Shirley M. McBay “is one of the nation’s treasures and an incredible mentor and role model for minority students around the world,” says Christine S. Grant, professor and associate dean of faculty development and special initiatives in the College of Engineering at North Carolina State University. “Her innovation has encouraged a whole new generation of scientists in general and chemists in particular.”

As a child growing up in the South, McBay says the experience of attending segregated schools “no doubt had its disadvantages, and I was extremely fortunate to be taught by well-prepared and caring teachers from elementary through high school.” Her teachers, she adds, “recognized and began to nourish, early on, my love of mathematics by providing numerous and varied opportunities for me to increase my knowledge of mathematics and to enhance my mathematical skills.” Their inspiration encouraged McBay to do her best, and she welcomed all opportunities to learn.

And she continued to flourish. McBay received a B.A. from Paine College, in Augusta, Ga., in 1954 and an M.S. degree from Atlanta University in 1957, both in chemistry. She then earned an M.S. degree in mathematics from Atlanta University in 1958 and, under the advisement of Thomas R. Brahana, earned a Ph.D. in mathematics from the University of Georgia in 1966. She was the first African American in the institution’s history to do so.

McBay has devoted her career to encouraging the participation of women and minorities in science and engineering. A trailblazer and principal in the field of recruiting and mentoring underrepresented students, McBay, in the words of Barnard College professor Alison P. Williams, “has always been a step ahead of her colleagues in articulating the need for faculty and mentors to maintain high standards for women and students of color.”

After completing her education, McBay became an assistant professor at the University of Georgia and then a member of the faculty and administration at Spelman College, in Atlanta, from 1966 to 1975, where she steered countless numbers of students of color into studying the natural sciences. She then served five years, from 1975 to 1980, as program manager of the Science Education Directorate at the National Science Foundation. In that capacity, she directed two national programs designed to increase minority participation in science and engineering.

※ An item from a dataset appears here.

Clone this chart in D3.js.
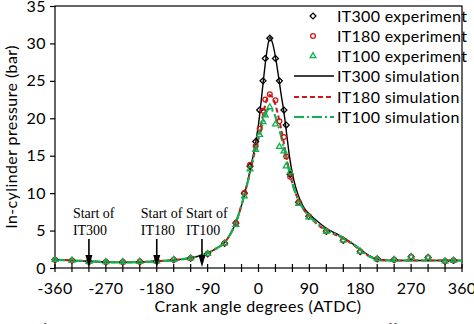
<!doctype html>
<html>
<head>
<meta charset="utf-8">
<style>
  body { margin: 0; background: #fff; }
  svg text { font-family: "Lato", "Open Sans", sans-serif; }
  .note { font-family: "Liberation Serif", "DejaVu Serif", serif; font-size: 14px; }
</style>
<script src="https://d3js.org/d3.v7.min.js"></script>
</head>
<body>
<svg id="svg" width="474" height="324"></svg>
<script>
// simulation angles (deg ATDC)
var simAngle = [-360,-330,-300,-270,-240,-210,-180,-150,-120,-90,-75,-60,-50,-40,-30,-20,-10,-5,0,5,10,15,20,25,30,35,40,45,50,55,60,65,70,80,90,100,120,140,160,180,195,210,225,240,270,300,330,360];
var it300Sim = [1.1,1.0,0.9,0.8,0.75,0.8,0.9,1.05,1.35,2.0,2.6,3.4,4.5,6.1,8.4,11.3,14.8,16.8,19.2,22.5,26.0,29.0,30.8,30.0,28.2,25.8,23.2,20.8,17.8,14.8,12.6,11.0,9.8,8.1,7.2,6.5,5.3,4.5,3.6,2.5,1.7,1.2,1.05,1.0,1.0,1.0,1.0,1.0];
var it180Sim = [1.1,1.0,0.9,0.8,0.75,0.8,0.9,1.05,1.35,2.0,2.6,3.4,4.5,6.1,8.4,11.2,14.5,16.0,17.5,19.3,21.2,22.6,23.1,22.8,21.8,20.3,18.6,16.6,14.6,12.8,11.3,10.1,9.2,7.8,6.9,6.1,5.0,4.3,3.5,2.4,1.6,1.15,1.0,1.0,1.0,1.0,1.0,1.0];
var it100Sim = [1.1,1.0,0.9,0.8,0.75,0.8,0.9,1.05,1.35,2.0,2.6,3.4,4.5,6.1,8.4,11.2,14.4,15.8,17.2,18.6,20.0,21.0,21.3,21.0,20.2,19.0,17.6,16.0,14.3,12.7,11.3,10.1,9.2,7.8,6.9,6.2,5.1,4.4,3.6,2.5,1.6,1.15,1.0,1.0,1.0,1.0,1.0,1.0];

// experiment points
var expAngle = [-360,-330,-300,-270,-240,-210,-180,-150,-120,-90,-60,-40,-25,-15,-5,2,8,12,20,30,37,45,49,56,71,89,120,150,180,210,240,270,300,330,345];
var it300Exp = [1.1,1.0,0.85,0.8,0.8,0.85,0.9,1.1,1.3,1.9,3.3,6.0,10.0,13.6,16.9,21.1,25.0,28.0,30.7,28.0,25.0,21.1,19.1,12.5,8.8,6.9,4.9,3.7,2.2,1.2,1.1,1.5,1.4,0.9,1.0];
var it180Exp = [1.1,1.0,0.85,0.8,0.8,0.85,0.9,1.1,1.3,1.9,3.3,6.0,10.0,13.8,16.3,18.6,21.0,22.5,23.2,22.4,19.6,17.5,14.9,12.2,8.8,6.9,4.9,3.7,2.2,1.2,1.1,1.5,1.4,0.9,1.0];
var it100Exp = [1.1,1.0,0.85,0.8,0.8,0.85,0.9,1.1,1.3,1.9,3.3,5.8,9.6,13.2,15.8,17.8,19.5,20.4,21.5,19.2,16.2,15.6,13.6,12.8,8.6,6.8,4.9,3.7,2.2,1.2,1.1,1.5,1.4,0.9,1.0];

var xTicks = [-360,-270,-180,-90,0,90,180,270,360];
var yTicks = [0,5,10,15,20,25,30,35];

var starts = [
  { label: "IT300", at: -300 },
  { label: "IT180", at: -180 },
  { label: "IT100", at: -100 }
];

var black = "#000000", red = "#d01818", green = "#12b050";

var svg = d3.select("#svg");
var pLeft = 55, pRight = 462, pTop = 6, pBottom = 268;

var x = d3.scaleLinear().domain([-360, 360]).range([pLeft, pRight]);
var y = d3.scaleLinear().domain([0, 35]).range([pBottom, pTop]);

// frame
svg.append("rect")
  .attr("x", pLeft).attr("y", pTop)
  .attr("width", pRight - pLeft).attr("height", pBottom - pTop)
  .attr("fill", "none").attr("stroke", "#000").attr("stroke-width", 1.2);

// x axis with crossing ticks every 30 deg
var xa = svg.append("g").attr("transform", "translate(0," + pBottom + ")");
xa.selectAll("line.t").data(d3.range(-360, 361, 30)).enter().append("line")
  .attr("x1", function(d) { return x(d); }).attr("x2", function(d) { return x(d); })
  .attr("y1", -4).attr("y2", 4)
  .attr("stroke", "#000").attr("stroke-width", 1.2);
xa.selectAll("text").data(xTicks).enter().append("text")
  .attr("x", function(d) { return x(d); })
  .attr("y", 26)
  .attr("text-anchor", "middle")
  .attr("font-size", 16)
  .attr("letter-spacing", 0.3)
  .text(function(d) { return d; });

var ya = svg.append("g").attr("transform", "translate(" + pLeft + ",0)")
  .call(d3.axisLeft(y).tickValues(yTicks).tickSize(5).tickPadding(4));
ya.select(".domain").remove();
ya.selectAll("line").attr("stroke-width", 1.2);
ya.selectAll("text").attr("font-size", 16).attr("font-family", "Lato").attr("fill", "#000").attr("letter-spacing", 0.5);

svg.append("text")
  .attr("x", 258).attr("y", 312)
  .attr("text-anchor", "middle")
  .attr("font-size", 16)
  .attr("letter-spacing", 0.4)
  .text("Crank angle degrees (ATDC)");

svg.append("text")
  .attr("transform", "translate(17,137) rotate(-90)")
  .attr("text-anchor", "middle")
  .attr("font-size", 16)
  .attr("letter-spacing", 0.4)
  .text("In-cylinder pressure (bar)");

// caption cut at the bottom
svg.append("text")
  .attr("class", "note")
  .attr("x", -2).attr("y", 334)
  .attr("font-size", 15)
  .attr("letter-spacing", 0.6)
  .text("ssure of experiment and numerical in-cylinder pressure with different");

// simulation lines
var line = d3.line()
  .x(function(d) { return x(d[0]); })
  .y(function(d) { return y(d[1]); })
  .curve(d3.curveMonotoneX);

function pairs(a, v) { return a.map(function(d, i) { return [d, v[i]]; }); }

svg.append("path").datum(pairs(simAngle, it300Sim))
  .attr("d", line).attr("fill", "none")
  .attr("stroke", black).attr("stroke-width", 1.4);
svg.append("path").datum(pairs(simAngle, it180Sim))
  .attr("d", line).attr("fill", "none")
  .attr("stroke", red).attr("stroke-width", 2)
  .attr("stroke-dasharray", "5,3");
svg.append("path").datum(pairs(simAngle, it100Sim))
  .attr("d", line).attr("fill", "none")
  .attr("stroke", green).attr("stroke-width", 2.2)
  .attr("stroke-dasharray", "10,3,2,3");

// experiment markers
var diamond = d3.symbol().type(d3.symbolDiamond2).size(22);
var circle = d3.symbol().type(d3.symbolCircle).size(18);
var tri = d3.symbol().type(d3.symbolTriangle2).size(24);

function markers(vals, sym, col) {
  svg.append("g").selectAll("path").data(pairs(expAngle, vals)).enter().append("path")
    .attr("transform", function(d) { return "translate(" + x(d[0]) + "," + y(d[1]) + ")"; })
    .attr("d", sym)
    .attr("fill", "none").attr("stroke", col).attr("stroke-width", 1.3);
}
markers(it300Exp, diamond, black);
markers(it180Exp, circle, red);
markers(it100Exp, tri, green);

// start of injection notes with arrows
starts.forEach(function(s) {
  var ax = x(s.at);
  svg.append("text").attr("class", "note").attr("x", ax - 16).attr("y", 218).text("Start of");
  svg.append("text").attr("class", "note").attr("x", ax - 16).attr("y", 235).text(s.label);
  svg.append("line")
    .attr("x1", ax).attr("x2", ax).attr("y1", 239).attr("y2", 258)
    .attr("stroke", "#000").attr("stroke-width", 1.6);
  svg.append("path")
    .attr("d", "M" + (ax - 3.5) + ",255L" + (ax + 3.5) + ",255L" + ax + ",267Z")
    .attr("fill", "#000");
});

// legend
var lg = svg.append("g");
var lx = 313, tx = 337;
var rows = [16, 36, 56, 76, 97, 117];
lg.append("path").attr("transform", "translate(" + lx + "," + rows[0] + ")").attr("d", diamond)
  .attr("fill", "none").attr("stroke", black).attr("stroke-width", 1.3);
lg.append("path").attr("transform", "translate(" + lx + "," + rows[1] + ")").attr("d", circle)
  .attr("fill", "none").attr("stroke", red).attr("stroke-width", 1.3);
lg.append("path").attr("transform", "translate(" + lx + "," + rows[2] + ")").attr("d", tri)
  .attr("fill", "none").attr("stroke", green).attr("stroke-width", 1.3);
lg.append("line").attr("x1", 294).attr("x2", 334).attr("y1", rows[3]).attr("y2", rows[3])
  .attr("stroke", black).attr("stroke-width", 1.4);
lg.append("line").attr("x1", 294).attr("x2", 334).attr("y1", rows[4]).attr("y2", rows[4])
  .attr("stroke", red).attr("stroke-width", 2).attr("stroke-dasharray", "5,3");
lg.append("line").attr("x1", 294).attr("x2", 334).attr("y1", rows[5]).attr("y2", rows[5])
  .attr("stroke", green).attr("stroke-width", 2.2).attr("stroke-dasharray", "10,3,2,3");
var names = ["IT300 experiment","IT180 experiment","IT100 experiment","IT300 simulation","IT180 simulation","IT100 simulation"];
lg.selectAll("text").data(names).enter().append("text")
  .attr("x", tx).attr("y", function(d, i) { return rows[i] + 6; })
  .attr("font-size", 16)
  .attr("letter-spacing", 0.3)
  .text(function(d) { return d; });
</script>
</body>
</html>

In 1990, McBay resigned as dean of students at Massachusetts Institute of Technology, a position she held for 10 years, to establish the Quality Education for Minorities (QEM) Network. The Washington, D.C.-based nonprofit works with individuals, organizations, and governments to help improve the education of minorities and is a result of McBay’s 1990 report “Education That Works: An Action Plan for the Education of Minorities.”

In her role as president of QEM, McBay manages summer internships for minority science and engineering college students and mentors those who are underrepresented and/or economically disadvantaged.

Looking back, McBay believes that the sense of confidence and curiosity her early experiences instilled provided her with “a sustained underpinning not only for efforts at continued self-improvement but for informing potential strategies that might provide similar personal and professional development opportunities for others.”

In 2007, Rebecca Gregory, then a 10th-grade student at Camden County High School, in North Carolina, and winner of the “I Want to be Like Her” essay contest, wrote, “After reading McBay’s story, I feel as if anything is possible.” And with McBay still continuing to pave the way, it is more possible than ever.

McBay will present the award address before the Division of Environmental Chemistry.